The Buildings Are the Moat
One thing the audited sales data cannot measure is the reason guests choose Postino over a competitor with a similar wine list at a similar price point. For that, the explanation has to come from somewhere other than alcohol receipts.
Every Postino is built inside something that used to be something else. The original Arcadia location was a post office. Postino Central in Phoenix was Katz's Deli. Postino Annex in Tempe was a 1946 schoolhouse where Lauren Bailey had taken art classes as an ASU undergraduate. Postino Highland in Scottsdale occupies a 1960s Valley National Bank branch designed by Frank Henry, an architect who apprenticed with Frank Lloyd Wright at Taliesin West; Upward Projects's team studied Henry's archives at the ASU Library before the renovation and sourced 10,000 vintage matchbooks from guests and the community to build the interior art wall.
In Texas, the two most thematically distinctive locations are Postino Montrose in Houston and Postino Bryker Woods in Austin. Postino Montrose, at 805 Pacific Street, occupies a 1920 commercial building that housed the Montrose Mining Company, Houston's longest-running gay bar, from 1978 to 2016. When Upward Projects took over the space, the team preserved the building's role in the city's LGBTQ history through an interior art wall built with posters and photographs researched via JD Doyle's Houston LGBT History archive. A patio mural by Toronto artist Jacquie Comrie reads "Love. Period." Postino Montrose runs $107,000 per month in Audited, second-highest in the Texas system, at a 67.4% wine mix, with a 4.6-star Google rating on more than 1,100 reviews.
Postino Bryker Woods is newer, the 12th and most recent Texas location, opened on 35th Street in Austin in August 2025. It has only seven months of filings to date and is not yet showing a stable revenue pattern. What its menu does show is the full expression of the Postino beverage model as it exists in 2026: 175 verified menu items, 68 wines, 11 cocktails including a $6 brunch mimosa and a $6 bellini that function as brunch-daypart loss leaders against a dinner cocktail floor of $14. Median wine-by-the-bottle runs in the low-$50s; glass pours run $11 to $20 with a $6 happy hour floor until 5 p.m. The menu is the 25-year founding bet translated into modern inventory.

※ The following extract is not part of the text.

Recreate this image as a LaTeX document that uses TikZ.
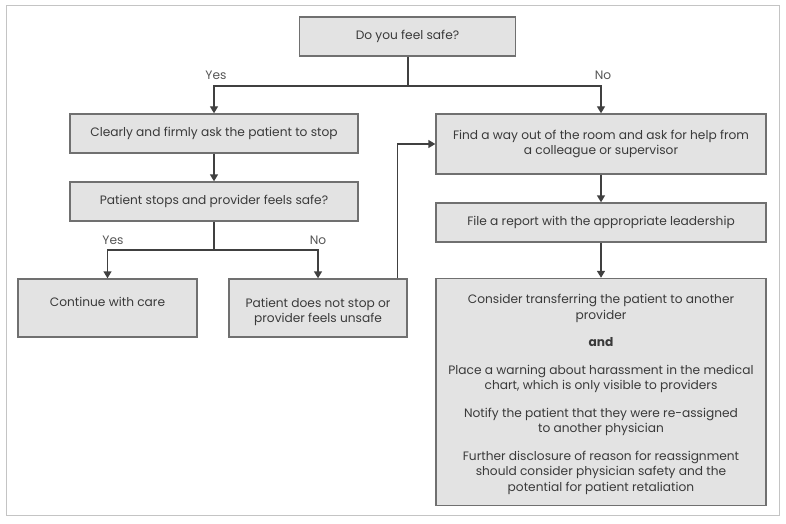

Adaptive reuse is usually written about as an aesthetic choice. In Postino's case, the P&L effect is meaningful. Polished-casual new-builds in 2026 run $500 to $700 per square foot. Adaptive reuse of structurally intact buildings typically runs 30% to 50% less per square foot. Postino trades the savings for a depth of local story that competitors opening in new construction cannot match.
The moat is not the wine list. The wine list is the monetization layer. The moat is the fact that a Chili's can be cloned in 90 days and a Frank Henry-designed bank branch cannot.
The Brentwood Clock
Brentwood Associates, the Los Angeles private equity firm whose portfolio has included Lazy Dog, Blaze Pizza, and Snooze AM Eatery, took a significant stake in Upward Projects in November 2017. Terms were not disclosed. The founders retained a substantial ownership position.

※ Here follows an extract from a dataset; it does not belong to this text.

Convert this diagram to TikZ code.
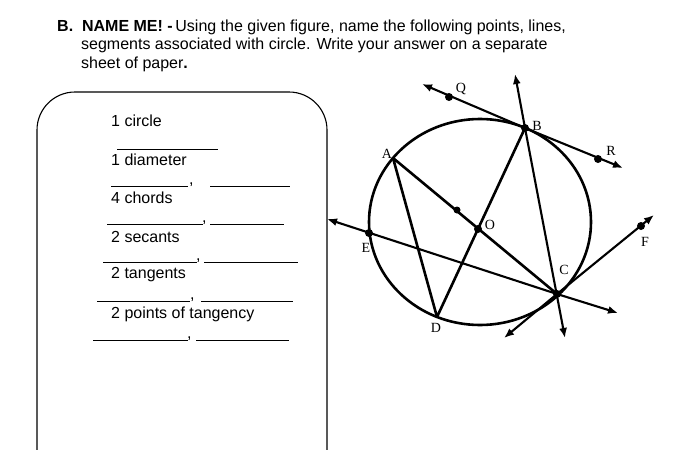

Typical private equity hold periods run five to seven years. Brentwood is at nine.
In the April 2026 Phoenix New Times anniversary profile of the company, Lauren Bailey said this: "We have a very rare experience with private equity. Brentwood has been phenomenal. At some point they'll have to realize their investment."
That sentence is the most consequential piece of public commentary about Postino's future that has run in any 25th-anniversary coverage. It does not announce a sale. It does not hint at an IPO. It simply confirms, from the CEO directly, that a transaction is on the roadmap. The executive additions Upward Projects has made in the last two years read like a company being prepared for a transaction rather than a company settling into long-term independence: a new CFO from Back of House Restaurant Group, a new Chief Development Officer from Cava, board members from bartaco and Dutch Bros.
The audited Texas beverage sales data does not say what the transaction will be. What it does say is what the transaction is pricing. If Texas mature unit economics converge toward The Rim's trajectory, and if the wine mix continues to hold at 5x category across every location the company opens, the Postino that Brentwood will eventually sell is worth meaningfully more than the Postino Brentwood bought in 2017. The consistency of the founding bet is, at this point, a financial asset.
The 25-Year Observation
The reason Postino's 25-year story holds up to data analysis is that the operating reality never drifted from the founding decisions. Wine flights were cut from the original 2001 menu because Craig DeMarco thought they felt stuffy. Wine was $5 a glass from 11 a.m. to 5 p.m. from opening day. The Monday-Tuesday $25 Board & Bottle special was never a promotion. It was a positioning statement.
Twenty-five years later, every one of those decisions is legible in audited Texas state filings.
Most 25-year-old restaurant groups drift. They add LTOs that test better than the core menu. They tilt toward whatever category is posting comp growth. They eventually become versions of themselves that the founders would not recognize. Postino has not done that. The Texas data is the proof.
Craig DeMarco's stated mission has not changed in 25 years: "All we ever wanted was to create spaces and experiences where people can connect."
The harder observation, documented in the audited sales filings, is that he and Lauren Bailey built the P&L to back the mission, and they never let it drift. That is rare in any industry. In this one, it is nearly unheard of.